Всё, что связывало нас, казалось, оборвалось в одно мгновение. Так ли это?
Ты знала, что это мой ребёнок, но об этом не должен был узнать никто и никогда. С тех пор наши отношения прекратились. Мы вдвоём. Никогда больше. Однажды поздно вечером мы встретились у двери овечьего загона, и на этом наша история закончилась.
Ты помнишь, как сказано в «Саге о Греттире»[41]? «Мало ли какая безделица случается к ночи»[42].
Помню, сердце говорило мне, что я люблю тебя; я смотрел на тебя и видел твою серьёзность и решимость, когда ты вытирала слёзы, разговаривая со мной, а я стоял, как обветренное бревно сплавного леса. Я просто любил тебя всё больше. Разве не это происходит с мужчиной в присутствии той, которую он желает больше всего, милая Хельга? Разве мужчина не превращается в бледный чурбан и не отступает от настоящей любви?
Ещё не отдавая себе отчёта в этом, я стал наблюдать, как растёт твой живот. Издалека.
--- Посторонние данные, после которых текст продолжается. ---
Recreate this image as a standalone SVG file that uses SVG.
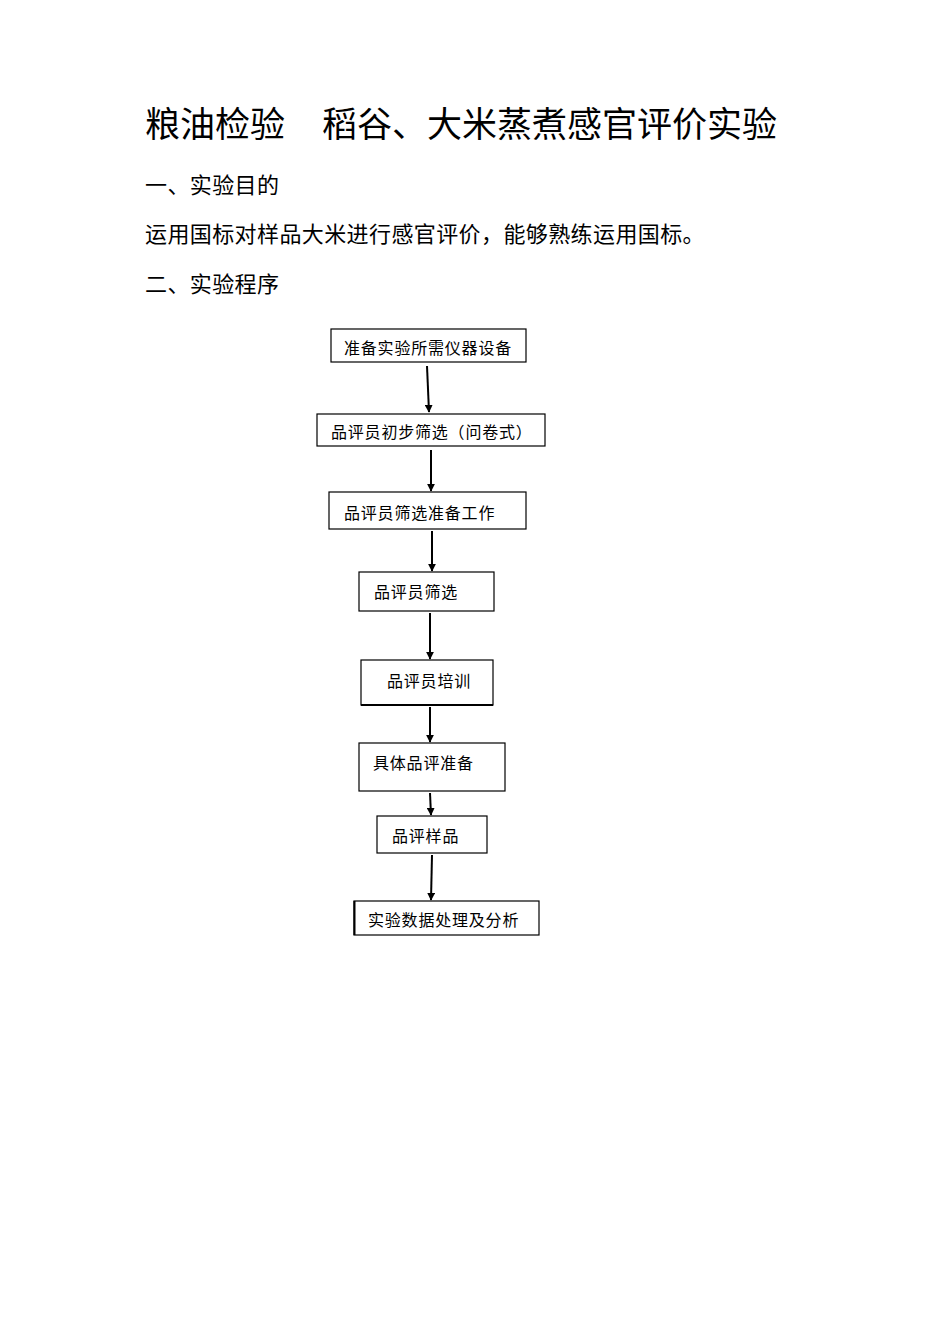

Подтвердилась старая пословица: огонь любви, зажжённый большим пламенем, не погаснет за один вечер.
В тот вечер я стал тем, кто не поехал, тем, кто предпочёл любви бедную жизнь на ферме. Признаюсь, иногда было сложно. Однажды, например, когда я пришёл к тебе на ферму, выполняя обязанности смотрителя, чтобы осмотреть сено и домашний скот, ко мне подбежала малышка Хюльда и бросилась в мои объятия. Ей тогда было около трёх лет, бедняжке, и она узнавала меня так, как родственники узнают друг друга, доверяя только ощущениям и интуиции. Меня переполнило всеохватывающее чувство любви. У неё были белые локоны, которые блестели на солнце — они были белее лебяжьих крыльев, — и она спросила, не хочу ли я поиграть с ней в песочнице. Своим чистым детским голосом, с удивлением в голубых глазах. Потом ты вышла из дома и увидела нас во дворе; не сомневаюсь в том, что ты помнишь это. Ты сделала предостерегающий жест. Сказала Хюльде, чтобы она прекратила ласкаться к незнакомцам. Ты сказала именно так — ласкаться.
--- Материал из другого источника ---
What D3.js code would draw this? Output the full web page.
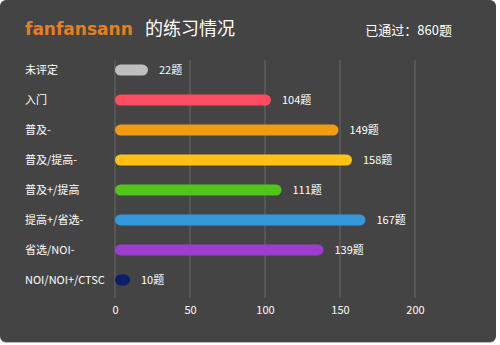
<!DOCTYPE html>
<html><head><meta charset="utf-8">
<script src="https://cdn.jsdelivr.net/npm/d3@7"></script>
<style>
html,body{margin:0;padding:0;background:#fff;}
svg{display:block;}
</style></head>
<body>
<svg id="c" width="500" height="345"></svg>
<script>
const categories = ["未评定","入门","普及-","普及/提高-","普及+/提高","提高+/省选-","省选/NOI-","NOI/NOI+/CTSC"];
const values = [22,104,149,158,111,167,139,10];
const colors = ["#bfbfbf","#fe4c61","#f39c11","#ffc116","#52c41a","#3498db","#9d3dcf","#0e1d69"];
const tickValues = [0,50,100,150,200];
const userName = "fanfansann";
const titleSuffix = "的练习情况";
const totalLabel = "已通过：860题";

const svg = d3.select("#c");
const font = "'Noto Sans CJK SC','Noto Sans',sans-serif";

svg.append("rect").attr("x",0).attr("y",1).attr("width",496).attr("height",342).attr("rx",6).attr("fill","#bbb");
svg.append("rect").attr("x",0).attr("y",0).attr("width",496).attr("height",342).attr("rx",6).attr("fill","#444");

const x = d3.scaleLinear().domain([0,200]).range([115,415]);
const y = d3.scaleBand().domain(categories).range([55,295]).paddingInner(0.633).paddingOuter(0.32);

// grid
svg.append("g").selectAll("line").data(tickValues).join("line")
  .attr("x1",d=>x(d)).attr("x2",d=>x(d)).attr("y1",60).attr("y2",298)
  .attr("stroke","#5c5c5c").attr("stroke-width",1.5);

// title
svg.append("text").attr("x",25).attr("y",35).attr("font-family","'DejaVu Sans',sans-serif")
  .attr("font-size",17).attr("font-weight","bold").attr("fill","#e67e22").text(userName);
svg.append("text").attr("x",145).attr("y",35).attr("font-family",font)
  .attr("font-size",18).attr("fill","#fff").text(titleSuffix);
svg.append("text").attr("x",452).attr("y",35).attr("text-anchor","end").attr("fill","#fff")
  .attr("font-family",font).attr("font-size",13).text(totalLabel);

// bars
const bh = y.bandwidth();
svg.append("g").selectAll("rect").data(values).join("rect")
  .attr("x",x(0)).attr("y",(d,i)=>y(categories[i]))
  .attr("width",d=>x(d)-x(0)).attr("height",bh).attr("rx",bh/2)
  .attr("fill",(d,i)=>colors[i]);

// category labels
svg.append("g").selectAll("text").data(categories).join("text")
  .attr("x",25).attr("y",d=>y(d)+bh/2).attr("dy","0.35em")
  .attr("fill","#fff").attr("font-family",font).attr("font-size",11).text(d=>d);

// value labels
svg.append("g").selectAll("text").data(values).join("text")
  .attr("x",d=>x(d)+11).attr("y",(d,i)=>y(categories[i])+bh/2).attr("dy","0.35em")
  .attr("fill","#fff").attr("font-family",font).attr("font-size",11).text(d=>d+"题");

// axis
const ax = svg.append("g").attr("transform","translate(0,298)")
  .call(d3.axisBottom(x).tickValues(tickValues).tickSize(0).tickPadding(8));
ax.select(".domain").remove();
ax.selectAll("text").attr("fill","#fff").attr("font-family",font).attr("font-size",11);
</script>
</body></html>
Я пошёл в загон для овец. Сел на стог сена, где мы совсем недавно наслаждались друг другом, по крайней мере, мне так казалось; где я наблюдал, как твоя грудь покачивается на теле, словно лебеди на волнах.
Как ни старался я держаться стойко, слёзы потекли из меня, как кровь через марлю. Рыдания сменились другим состоянием. Я почувствовал, как моя воля опустилась в ноги; воля говорила мне встать и подойти к двери твоего дома, и там я должен был сказать тебе: «Поедем». Только одно это слово: «Поедем». Но я был твёрд. «Карабкаться вверх на киль!»[43] Я думал о том, каким человеком стану в Рейкьявике. Пошёл бы по миру вместе с тобой и с детьми. Смог бы я любить тебя и ваших с Хатльгримом детей в этих обстоятельствах? Так ли это очевидно, Хельга, что у нас с тобой всё было бы хорошо? Ради тебя я рыл бы канаву и снова засыпал бы её, одну и ту же канаву всю свою жизнь. Ради тебя я проходил бы несколько миль в день каждый божий день туда и обратно, изнашивая пары и пары обуви только для того, чтобы прикоснуться к тебе кончиком пальца. Ради тебя я съел бы мыло, если бы ты попросила. Но отказаться от себя самого, от сельской местности и фермерского хозяйства, которые стали моей плотью и кровью, — на это я был неспособен. Хорошо, что я взял себя в руки. Пока я вытирал слёзы, сидя в сене, в дверях появился Хатльгрим.